Strip the pictures and reproduce the rest of the listing exactly.

* Available data:
■ ■ ■ ■ ■
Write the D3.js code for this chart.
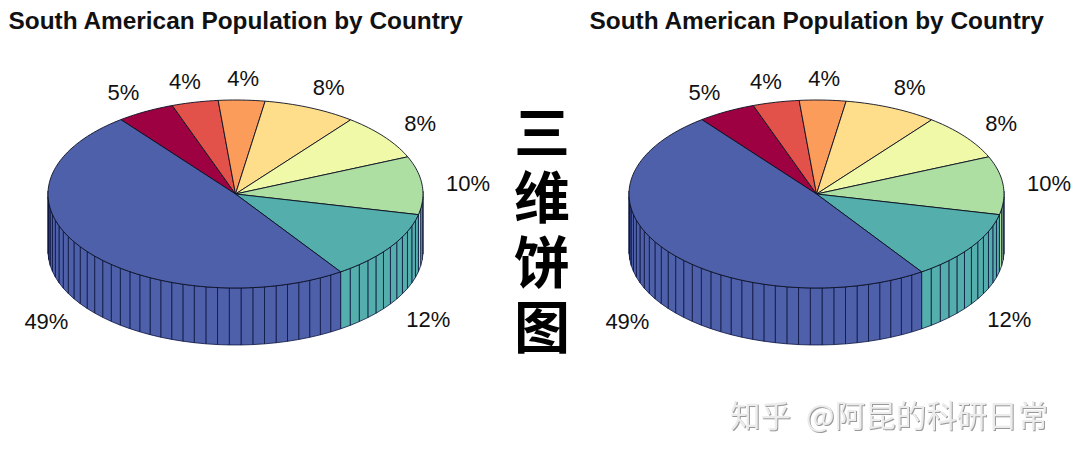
<!DOCTYPE html>
<html>
<head>
<meta charset="utf-8">
<script src="https://d3js.org/d3.v7.min.js"></script>
<style>
  html, body { margin: 0; padding: 0; background: #fff; }
  text { font-family: "Liberation Sans", Arial, sans-serif; fill: #111; }
</style>
</head>
<body>
<svg id="grafico"></svg>
<script>
var titulo = 'South American Population by Country';
// clockwise from the upper left, the way d3.pie walks round
var valores = [5, 4, 4, 8, 8, 10, 12, 49];
var cores = ['#9e0142', '#e2524a', '#fc9c5a', '#fede8a', '#eff9a7', '#aedfa2', '#54afac', '#4e60aa'];
var caligrafia = '三维饼图';
var marcaDagua = '知乎 @阿昆的科研日常';

var largura = 1080, altura = 460;
var svg = d3.select('#grafico').attr('width', largura).attr('height', altura);

var pie = d3.pie().sort(null)
  .startAngle(-37.7 * Math.PI / 180)
  .endAngle((360 - 37.7) * Math.PI / 180);

function desenhaPizza(cx) {
  var cy = 194, rx = 187.5, ry = 94, profundidade = 57;
  var g = svg.append('g');

  var x = d3.scaleLinear().domain([-1, 1]).range([cx - rx, cx + rx]);
  var y = d3.scaleLinear().domain([-1, 1]).range([cy + ry, cy - ry]);
  var linha = d3.line().x(d => x(Math.sin(d))).y(d => y(Math.cos(d)));
  var arcos = pie(valores);

  // side wall: one facet per percent, only the part facing the viewer
  var facetas = [];
  arcos.forEach(function(a, i) {
    var passo = (a.endAngle - a.startAngle) / a.value;
    d3.range(a.value).forEach(function(k) {
      var a0 = a.startAngle + k * passo, a1 = a0 + passo;
      if (Math.cos((a0 + a1) / 2) < 0.05) facetas.push({a0: a0, a1: a1, cor: cores[i]});
    });
  });
  g.selectAll('.faceta')
    .data(facetas)
    .enter()
      .append('path')
      .classed('faceta', true)
      .attr('d', function(d) {
        var t0 = Math.sin(d.a0), t1 = Math.sin(d.a1);
        var c0 = Math.cos(d.a0), c1 = Math.cos(d.a1);
        return 'M' + x(t0) + ',' + y(c0) + 'L' + x(t1) + ',' + y(c1) +
               'L' + x(t1) + ',' + (y(c1) + profundidade) +
               'L' + x(t0) + ',' + (y(c0) + profundidade) + 'Z';
      })
      .attr('fill', d => d.cor)
      .attr('stroke', '#0b1440')
      .attr('stroke-width', 0.8);

  // top face
  g.selectAll('.fatia')
    .data(arcos)
    .enter()
      .append('path')
      .classed('fatia', true)
      .attr('d', function(d) {
        var n = Math.max(2, Math.round((d.endAngle - d.startAngle) * 40));
        var pontos = d3.range(n + 1).map(k => d.startAngle + (d.endAngle - d.startAngle) * k / n);
        return 'M' + x(0) + ',' + y(0) + 'L' + linha(pontos).slice(1) + 'Z';
      })
      .attr('fill', (d, i) => cores[i])
      .attr('stroke', '#0b1020')
      .attr('stroke-width', 0.9)
      .attr('stroke-linejoin', 'round');

  g.selectAll('.rotulo')
    .data(arcos)
    .enter()
      .append('text')
      .classed('rotulo', true)
      .text(d => d.value + '%')
      .attr('text-anchor', 'middle')
      .attr('dominant-baseline', 'central')
      .style('font-size', '22px')
      .attr('x', function(d) {
        return x(1.245 * Math.sin((d.startAngle + d.endAngle) / 2));
      })
      .attr('y', function(d) {
        var c = Math.cos((d.startAngle + d.endAngle) / 2);
        return y(1.23 * c) + (c < 0 ? profundidade + 3 : 0);
      });

  g.append('text')
    .text(titulo)
    .attr('x', cx - 227)
    .attr('y', 29)
    .style('font-size', '24.4px')
    .style('font-weight', 'bold');
}

desenhaPizza(235.5);
desenhaPizza(816.5);

// vertical brush-style caption
svg.append('text')
  .text(caligrafia)
  .attr('x', 542)
  .attr('y', 104)
  .style('writing-mode', 'vertical-rl')
  .style('letter-spacing', '9px')
  .style('font-family', '"Noto Sans CJK SC"')
  .style('font-weight', 700)
  .style('font-size', '56px')
  .style('fill', '#000');

svg.append('text')
  .text(marcaDagua)
  .attr('x', 730)
  .attr('y', 427)
  .style('word-spacing', '8px')
  .style('font-family', '"Noto Sans CJK SC"')
  .style('font-size', '30.5px')
  .style('fill', '#ececec')
  .style('filter', 'drop-shadow(1px 1px 0.5px #999)');
</script>
</body>
</html>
■ ■ ■ ■ ■
* The reply:
Write the D3.js code for this chart.
<!DOCTYPE html>
<html>
<head>
<meta charset="utf-8">
<script src="https://d3js.org/d3.v7.min.js"></script>
<style>
  html, body { margin: 0; padding: 0; background: #fff; }
  text { font-family: "Liberation Sans", Arial, sans-serif; fill: #111; }
</style>
</head>
<body>
<svg id="grafico"></svg>
<script>
var titulo = 'South American Population by Country';
// clockwise from the upper left, the way d3.pie walks round
var valores = [5, 4, 4, 8, 8, 10, 12, 49];
var cores = ['#9e0142', '#e2524a', '#fc9c5a', '#fede8a', '#eff9a7', '#aedfa2', '#54afac', '#4e60aa'];
var caligrafia = '三维饼图';
var marcaDagua = '知乎 @阿昆的科研日常';

var largura = 1080, altura = 460;
var svg = d3.select('#grafico').attr('width', largura).attr('height', altura);

var pie = d3.pie().sort(null)
  .startAngle(-37.7 * Math.PI / 180)
  .endAngle((360 - 37.7) * Math.PI / 180);

function desenhaPizza(cx) {
  var cy = 194, rx = 187.5, ry = 94, profundidade = 57;
  var g = svg.append('g');

  var x = d3.scaleLinear().domain([-1, 1]).range([cx - rx, cx + rx]);
  var y = d3.scaleLinear().domain([-1, 1]).range([cy + ry, cy - ry]);
  var linha = d3.line().x(d => x(Math.sin(d))).y(d => y(Math.cos(d)));
  var arcos = pie(valores);

  // side wall: one facet per percent, only the part facing the viewer
  var facetas = [];
  arcos.forEach(function(a, i) {
    var passo = (a.endAngle - a.startAngle) / a.value;
    d3.range(a.value).forEach(function(k) {
      var a0 = a.startAngle + k * passo, a1 = a0 + passo;
      if (Math.cos((a0 + a1) / 2) < 0.05) facetas.push({a0: a0, a1: a1, cor: cores[i]});
    });
  });
  g.selectAll('.faceta')
    .data(facetas)
    .enter()
      .append('path')
      .classed('faceta', true)
      .attr('d', function(d) {
        var t0 = Math.sin(d.a0), t1 = Math.sin(d.a1);
        var c0 = Math.cos(d.a0), c1 = Math.cos(d.a1);
        return 'M' + x(t0) + ',' + y(c0) + 'L' + x(t1) + ',' + y(c1) +
               'L' + x(t1) + ',' + (y(c1) + profundidade) +
               'L' + x(t0) + ',' + (y(c0) + profundidade) + 'Z';
      })
      .attr('fill', d => d.cor)
      .attr('stroke', '#0b1440')
      .attr('stroke-width', 0.8);

  // top face
  g.selectAll('.fatia')
    .data(arcos)
    .enter()
      .append('path')
      .classed('fatia', true)
      .attr('d', function(d) {
        var n = Math.max(2, Math.round((d.endAngle - d.startAngle) * 40));
        var pontos = d3.range(n + 1).map(k => d.startAngle + (d.endAngle - d.startAngle) * k / n);
        return 'M' + x(0) + ',' + y(0) + 'L' + linha(pontos).slice(1) + 'Z';
      })
      .attr('fill', (d, i) => cores[i])
      .attr('stroke', '#0b1020')
      .attr('stroke-width', 0.9)
      .attr('stroke-linejoin', 'round');

  g.selectAll('.rotulo')
    .data(arcos)
    .enter()
      .append('text')
      .classed('rotulo', true)
      .text(d => d.value + '%')
      .attr('text-anchor', 'middle')
      .attr('dominant-baseline', 'central')
      .style('font-size', '22px')
      .attr('x', function(d) {
        return x(1.245 * Math.sin((d.startAngle + d.endAngle) / 2));
      })
      .attr('y', function(d) {
        var c = Math.cos((d.startAngle + d.endAngle) / 2);
        return y(1.23 * c) + (c < 0 ? profundidade + 3 : 0);
      });

  g.append('text')
    .text(titulo)
    .attr('x', cx - 227)
    .attr('y', 29)
    .style('font-size', '24.4px')
    .style('font-weight', 'bold');
}

desenhaPizza(235.5);
desenhaPizza(816.5);

// vertical brush-style caption
svg.append('text')
  .text(caligrafia)
  .attr('x', 542)
  .attr('y', 104)
  .style('writing-mode', 'vertical-rl')
  .style('letter-spacing', '9px')
  .style('font-family', '"Noto Sans CJK SC"')
  .style('font-weight', 700)
  .style('font-size', '56px')
  .style('fill', '#000');

svg.append('text')
  .text(marcaDagua)
  .attr('x', 730)
  .attr('y', 427)
  .style('word-spacing', '8px')
  .style('font-family', '"Noto Sans CJK SC"')
  .style('font-size', '30.5px')
  .style('fill', '#ececec')
  .style('filter', 'drop-shadow(1px 1px 0.5px #999)');
</script>
</body>
</html>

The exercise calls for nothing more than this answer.